Pricing trends are expected to be moderately deflationary for standard grades, with per-unit costs potentially declining by 10–20% in real terms by 2035 as order volumes increase, competition among global suppliers intensifies, and logistics routes mature. Premium-grade pricing is likely to remain stable or decline only modestly, as the technical requirements of renewable-integration projects sustain demand for high-specification materials. Import dependence will remain near 100%, with no evidence to suggest that local GDL manufacturing will become economically viable within the forecast period.
The market’s growth trajectory is contingent on three key variables: the pace of telecom tower conversions, the execution timeline of large hydrogen projects, and the stability of import logistics. On balance, the outlook is positive, with Africa positioned to become a modest but structurally important demand node in the global GDL market by the mid-2030s.
Market Opportunities
Several structural opportunities are emerging for participants in the Africa carbon gas diffusion layers market. First, the telecom backup conversion wave represents a large, recurring demand stream that is less sensitive to hydrogen policy cycles than utility-scale projects. Suppliers and distributors that establish long-term volume contracts with fuel-cell integrators serving the telecom sector can capture predictable revenue with relatively low technical qualification barriers. Second, the growing specification stringency for GDLs in green hydrogen projects creates an opportunity for premium-grade suppliers to differentiate through certification support, technical advisory services, and extended warranties—services that are currently underdeveloped in the region.
Third, the absence of local GDL production and testing infrastructure creates a gap that could be filled by regional distribution hubs offering quality assurance, slitting and cutting services, and inventory management for just-in-time delivery. A distributor that invests in basic GDL inspection and storage capabilities in South Africa, Kenya, or the UAE could capture a disproportionate share of the market by reducing lead times and simplifying the import process for smaller buyers.
Fourth, as the Africa Continental Free Trade Area gradually reduces intra-regional tariff barriers, there may be opportunities to consolidate procurement across multiple country markets, reducing per-unit logistics costs and enabling volume-based pricing.

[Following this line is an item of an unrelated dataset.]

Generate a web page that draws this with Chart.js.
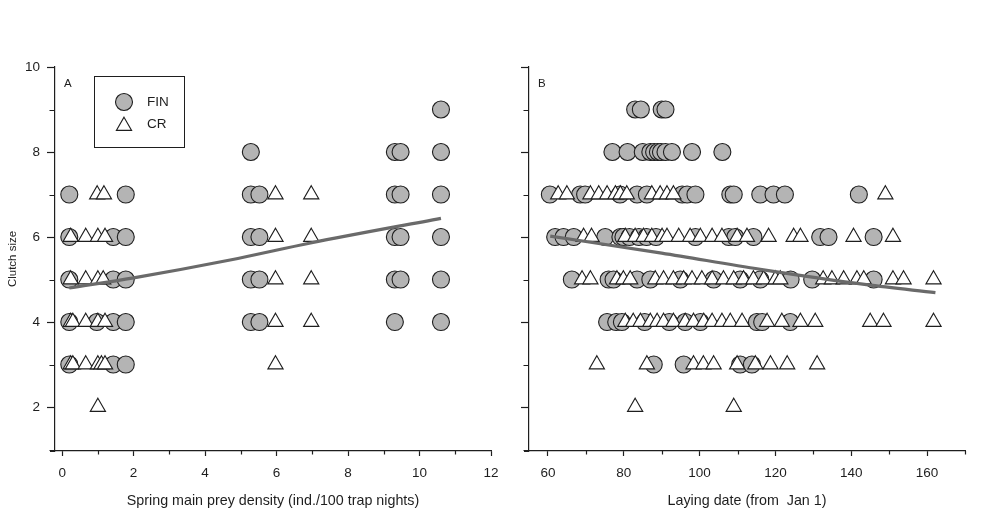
<!DOCTYPE html>
<html>
<head>
<meta charset="utf-8">
<script src="https://cdn.jsdelivr.net/npm/chart.js@4.4.1/dist/chart.umd.min.js"></script>
<style>
  html, body { margin: 0; padding: 0; background: #fff; }
  #wrap { position: relative; width: 1000px; height: 513px; overflow: hidden; }
  .panel { position: absolute; top: 0; height: 513px; }
</style>
</head>
<body>
<div id="wrap">
  <div class="panel" style="left:0;width:512px"><canvas id="chartA"></canvas></div>
  <div class="panel" style="left:500px;width:500px"><canvas id="chartB"></canvas></div>
</div>
<script>
// clutch size rows, top to bottom; each data list below has one entry per row
const clutchSizes = [9, 8, 7, 6, 5, 4, 3, 2];

// panel A: spring main prey density
const finA = [
  [10.6],
  [5.28, 9.31, 9.47, 10.6],
  [0.2, 1.78, 5.28, 5.52, 9.31, 9.47, 10.6],
  [0.2, 1.43, 1.78, 5.28, 5.52, 9.31, 9.47, 10.6],
  [0.2, 1.43, 1.78, 5.28, 5.52, 9.31, 9.47, 10.6],
  [0.2, 0.97, 1.43, 1.78, 5.28, 5.52, 9.31, 10.6],
  [0.2, 1.43, 1.78],
  []
];
const crA = [
  [],
  [],
  [0.98, 1.17, 5.97, 6.97],
  [0.24, 0.66, 1.0, 1.2, 5.97, 6.97],
  [0.24, 0.66, 1.0, 1.15, 5.97, 6.97],
  [0.24, 0.3, 0.66, 1.0, 1.2, 5.97, 6.97],
  [0.24, 0.3, 0.66, 1.0, 1.1, 1.2, 5.97],
  [1.0]
];
const fitA_x = [0.2, 2, 4.7, 6.95, 10.6];
const fitA_y = [4.8, 5.04, 5.46, 5.86, 6.44];

// panel B: laying date
const finB = [
  [83, 84.5, 90, 91],
  [77, 81, 85, 87, 88, 89, 89.8, 91, 92.7, 98, 106],
  [60.5, 68.5, 69.8, 79, 83.5, 86.1, 95.4, 96.7, 98.9, 108.1, 109, 116, 119.5, 122.5, 142],
  [61.9, 64.1, 66.8, 75.1, 79.1, 79.9, 81.5, 84, 86, 88.5, 98.9, 107.7, 109.4, 114.2, 131.8, 134, 145.9],
  [66.3, 76, 77.3, 83.5, 87, 94.9, 103.7, 110.7, 116, 124, 129.7, 145.9],
  [75.6, 78, 79.5, 85.5, 92, 96.2, 100.2, 115.1, 116.5, 123.9],
  [87.9, 95.8, 110.7, 113.8],
  []
];
const crB = [
  [],
  [],
  [62.7, 65, 71.2, 73.4, 75.6, 77.8, 79.1, 80.8, 87.4, 89.6, 91.4, 93.1, 149],
  [69.4, 71.5, 80.4, 83, 85.2, 87.4, 90.1, 91.4, 94.5, 97.5, 100.2, 103.3, 105.9, 109.9, 112.5, 118.2, 124.8, 126.6, 140.6, 151],
  [69, 71.2, 78.2, 79.9, 81.7, 88.3, 90.5, 93.1, 95.8, 98, 100.6, 103.3, 106.3, 109, 111.6, 114.2, 116.9, 120, 121.3, 132.6, 134.9, 138, 141.5, 143.3, 151, 153.8, 161.7],
  [80.4, 82.5, 84.4, 87, 88.8, 90.5, 93.1, 96.2, 98.4, 101.1, 103.3, 105.9, 108.1, 111.2, 117.8, 121.7, 126.6, 130.5, 145, 148.5, 161.7],
  [72.9, 86.1, 98.4, 101, 103.7, 109.9, 114.7, 118.7, 123.1, 131],
  [83, 109]
];
const fitB_x = [60.6, 90, 116, 144, 162.2];
const fitB_y = [6.02, 5.62, 5.24, 4.88, 4.69];

// axis ticks (labelled values get the long tick, the rest a short one)
const yTicks = [1, 2, 3, 4, 5, 6, 7, 8, 9, 10];
const yLabels = [2, 4, 6, 8, 10];
const xTicksA = [0, 1, 2, 3, 4, 5, 6, 7, 8, 9, 10, 11, 12];
const xLabelsA = [0, 2, 4, 6, 8, 10, 12];
const xTicksB = [60, 70, 80, 90, 100, 110, 120, 130, 140, 150, 160, 170];
const xLabelsB = [60, 80, 100, 120, 140, 160];

const INK = '#1e1e1e';
const FILL = '#b4b4b4';
const FONT = '"Liberation Sans", Arial, sans-serif';

Chart.defaults.font.family = FONT;
Chart.defaults.color = INK;

function rowsToPoints(rows) {
  let pts = [];
  rows.forEach((xs, i) => xs.forEach(x => pts.push({x: x, y: clutchSizes[i]})));
  return pts;
}
function zipPoints(xs, ys) {
  return xs.map((x, i) => ({x: x, y: ys[i]}));
}

function triPath(ctx, cx, cy, r) {
  // same geometry as Chart.js 'triangle' point style
  ctx.beginPath();
  ctx.moveTo(cx, cy - r);
  ctx.lineTo(cx + r * Math.sin(Math.PI / 3), cy + r / 2);
  ctx.lineTo(cx - r * Math.sin(Math.PI / 3), cy + r / 2);
  ctx.closePath();
}

const panelExtras = {
  id: 'panelExtras',
  afterDraw(chart, args, opts) {
    const ctx = chart.ctx, a = chart.chartArea;
    const xs = chart.scales.x, ys = chart.scales.y;
    ctx.save();
    ctx.strokeStyle = INK;
    ctx.lineWidth = 1.2;
    ctx.beginPath();
    // x axis line runs a little past the y axis, as in the original
    ctx.moveTo(a.left - 5, a.bottom + 0.5);
    ctx.lineTo(a.left, a.bottom + 0.5);
    // short minor ticks
    opts.xTicks.filter(v => !opts.xLabels.includes(v)).forEach(v => {
      const px = Math.round(xs.getPixelForValue(v)) + 0.5;
      ctx.moveTo(px, a.bottom);
      ctx.lineTo(px, a.bottom + 3.5);
    });
    yTicks.filter(v => !yLabels.includes(v)).forEach(v => {
      const py = Math.round(ys.getPixelForValue(v)) + 0.5;
      ctx.moveTo(a.left, py);
      ctx.lineTo(a.left - 5.5, py);
    });
    ctx.stroke();

    ctx.fillStyle = INK;
    ctx.font = '11.5px ' + FONT;
    ctx.textBaseline = 'middle';
    ctx.textAlign = 'left';
    ctx.fillText(opts.tag, a.left + 9, a.top + 17);
    if (opts.legend) {
      ctx.lineWidth = 1;
      ctx.strokeRect(94.5, 76.5, 90, 71);
      ctx.lineWidth = 1.1;
      ctx.beginPath();
      ctx.arc(124, 102, 8.5, 0, Math.PI * 2);
      ctx.fillStyle = FILL;
      ctx.fill();
      ctx.stroke();
      triPath(ctx, 124, 126, 8.8);
      ctx.fillStyle = '#fff';
      ctx.fill();
      ctx.stroke();
      ctx.fillStyle = INK;
      ctx.font = '13.5px ' + FONT;
      ctx.fillText('FIN', 147, 102);
      ctx.fillText('CR', 147, 124);
    }
    ctx.restore();
  }
};

function makeChart(id, cfg) {
  const scatterSets = [
    {label: 'fit', data: zipPoints(cfg.fitX, cfg.fitY), showLine: true, pointRadius: 0,
     borderColor: '#6a6a6a', borderWidth: 3.2, cubicInterpolationMode: 'monotone', order: 0, clip: false},
    {label: 'CR', data: rowsToPoints(cfg.cr), pointStyle: 'triangle', pointRadius: 8.8,
     backgroundColor: '#fff', borderColor: INK, borderWidth: 1.1, order: 1, clip: false},
    {label: 'FIN', data: rowsToPoints(cfg.fin), pointStyle: 'circle', pointRadius: 8.5,
     backgroundColor: FILL, borderColor: INK, borderWidth: 1.1, order: 2, clip: false}
  ];
  return new Chart(document.getElementById(id), {
    type: 'scatter',
    data: { datasets: scatterSets },
    options: {
      responsive: true,
      maintainAspectRatio: false,
      animation: false,
      events: [],
      layout: { padding: {left: 0, right: cfg.padRight, top: 67, bottom: 0} },
      plugins: {
        legend: {display: false},
        tooltip: {enabled: false},
        panelExtras: {tag: cfg.tag, legend: cfg.legend, xTicks: cfg.xTicks, xLabels: cfg.xLabels}
      },
      scales: {
        x: {
          type: 'linear', min: cfg.xMin, max: cfg.xMax,
          afterBuildTicks: s => { s.ticks = cfg.xTicks.map(v => ({value: v})); },
          afterFit: s => { s.height = 62; },
          border: {display: true, color: INK, width: 1.2},
          grid: {
            drawOnChartArea: false, drawTicks: true, tickLength: 5, tickWidth: 1.2,
            tickColor: c => (c.tick && cfg.xLabels.includes(c.tick.value)) ? INK : 'rgba(0,0,0,0)'
          },
          ticks: {
            autoSkip: false, maxRotation: 0, padding: 9, color: INK,
            font: {size: 13.5},
            callback: v => cfg.xLabels.includes(v) ? String(v) : ''
          },
          title: {display: true, text: cfg.xTitle, font: {size: 14.3}, color: INK, padding: {top: 4, bottom: 3.5}}
        },
        y: {
          type: 'linear', min: 0.965, max: 10,
          afterBuildTicks: s => { s.ticks = yTicks.map(v => ({value: v})); },
          afterFit: s => { s.width = cfg.yWidth; },
          border: {display: true, color: INK, width: 1.2},
          grid: {
            drawOnChartArea: false, drawTicks: true, tickLength: 8, tickWidth: 1.2,
            tickColor: c => (c.tick && yLabels.includes(c.tick.value)) ? INK : 'rgba(0,0,0,0)'
          },
          ticks: {
            autoSkip: false, padding: 7, color: INK,
            font: {size: 13.5},
            callback: v => (cfg.yLabelsOn && yLabels.includes(v)) ? String(v) : ''
          },
          title: {display: cfg.yLabelsOn, text: 'Clutch size', font: {size: 11.5}, color: INK, padding: {top: 6, bottom: 0}}
        }
      }
    },
    plugins: [panelExtras]
  });
}

makeChart('chartA', {
  fin: finA, cr: crA, fitX: fitA_x, fitY: fitA_y,
  xMin: -0.2, xMax: 12, xTicks: xTicksA, xLabels: xLabelsA,
  xTitle: 'Spring main prey density (ind./100 trap nights)',
  yWidth: 55, yLabelsOn: true, padRight: 21, tag: 'A', legend: true
});
makeChart('chartB', {
  fin: finB, cr: crB, fitX: fitB_x, fitY: fitB_y,
  xMin: 55, xMax: 170, xTicks: xTicksB, xLabels: xLabelsB,
  xTitle: 'Laying date (from  Jan 1)',
  yWidth: 29, yLabelsOn: false, padRight: 35, tag: 'B', legend: false
});
</script>
</body>
</html>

Finally, the ongoing substitution of diesel generators with fuel-cell systems across mining, data-centre, and industrial-resilience applications opens new verticals that have not yet been fully penetrated by GDL suppliers.
The common thread across all these opportunities is that success in the Africa market requires a long-term perspective, local supply-chain competence, and a willingness to serve small but growing demand nodes that larger global suppliers may overlook.